The Full Story
A Committee, led by President of the Jamaica Confederation of Trade Unions (JCTU), Helene Davis-Whyte, has been appointed to establish a Joint Industrial Council for the regulation of the industrial security sector and protection of the security guards.
Minister of Labour and Social Security, Hon. Karl Samuda, made the disclosure during a statement to the House of Representatives, today (April 19).
“I am sure the advisors to the other side will agree with this move. We will be holding town hall meetings, and I am going to invite you to attend with us… because we all have one thing in common, and that is the well-being of the Jamaican worker,” Mr. Samuda said.
The Minister also informed that he will be personally meeting with the security guards and companies to discuss their concerns and assist the parties to resolve the matters affecting them.
Mr. Samuda was addressing the current controversy that has arisen as a result of the recent ruling of the Supreme Court on the employment status of security guards.
The court has determined that all security guards are employees and not independent contractors.
Mr. Samuda told the Lower House that he empathises with the concerns of the security guards.
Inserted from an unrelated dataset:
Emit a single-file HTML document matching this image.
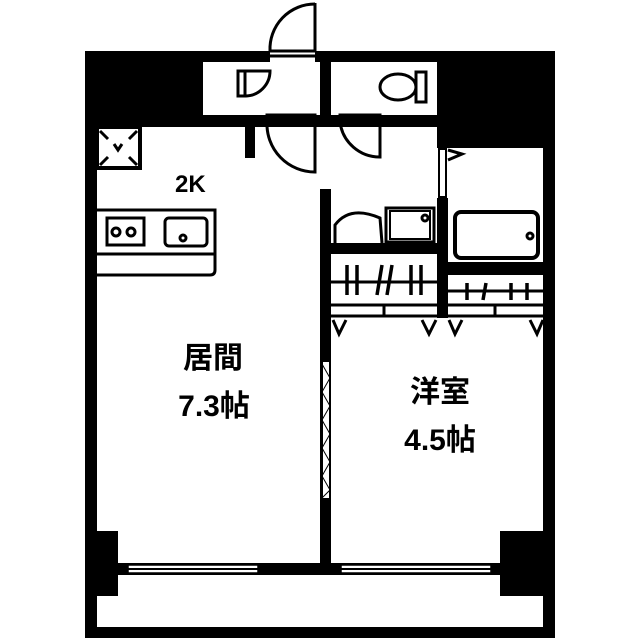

“Many are understandably concerned about how the new arrangements will affect not only their job security but how they will impact considerations for the years of service already given. Bear in mind, many have been working for periods of 10, 20 years, or more,” he stated.
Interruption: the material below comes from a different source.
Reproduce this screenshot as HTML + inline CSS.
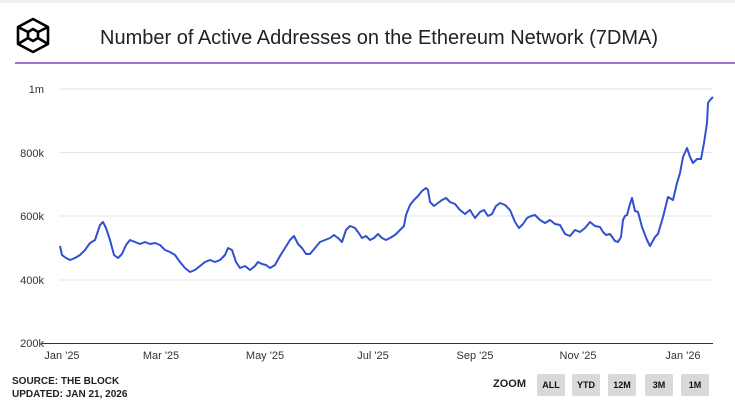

He noted that since late last year, the matter relating to the rights and benefits of security guards has come into sharp focus in the Parliament and in the general public.
“If a security guard believes he/she has been denied any worker-related benefits, that guard can attend one of the Ministry’s offices islandwide [to lodge a complaint or seek guidance]. In fact, we have 88 such cases where guards have come in and held discussions, and explanations have been given,” Mr. Samuda said.
The Minister noted that following the Supreme Court’s ruling, several guards have attended the Ministry’s offices since March 2023 to seek guidance on whether they should sign new employment contracts.
He said the complaints relate primarily to their previous years of service and vacation leave.
Mr. Samuda said there are approximately 25,000 security guards employed in the country at this time.
“The fact is that, in spite of the concerns, 85 per cent have already signed their new contracts,” he stated.
He also informed the House that all complaints lodged by security guards are being processed for amicable resolutions, as is done for all workers.
In relation to the new employment contracts, Mr. Samuda explained that all security guards are workers and are, therefore, to be guaranteed vacation leave, sick leave, overtime, maternity leave, where applicable, and all minimum standards for decent work in Jamaica.
“I emphatically state that any agreement that is in breach of these Labour Standards should be brought before this Ministry for immediate intervention, and there will be no compromise on that,” Mr. Samuda said.
He added that what is happening, currently, is that there is talk broadly about the rights of security guards being violated.
“However, there are no concrete reports presented to the Ministry outlining the rights that have been violated,” Mr. Samuda said.
He noted that he has seen a few of the contracts and recognises that the real issue is related to the lack of specific transitional arrangements.
“I would like to inform this Parliament that all entities that provide security services must ensure that the guards have employment contracts,” Mr. Samuda emphasised.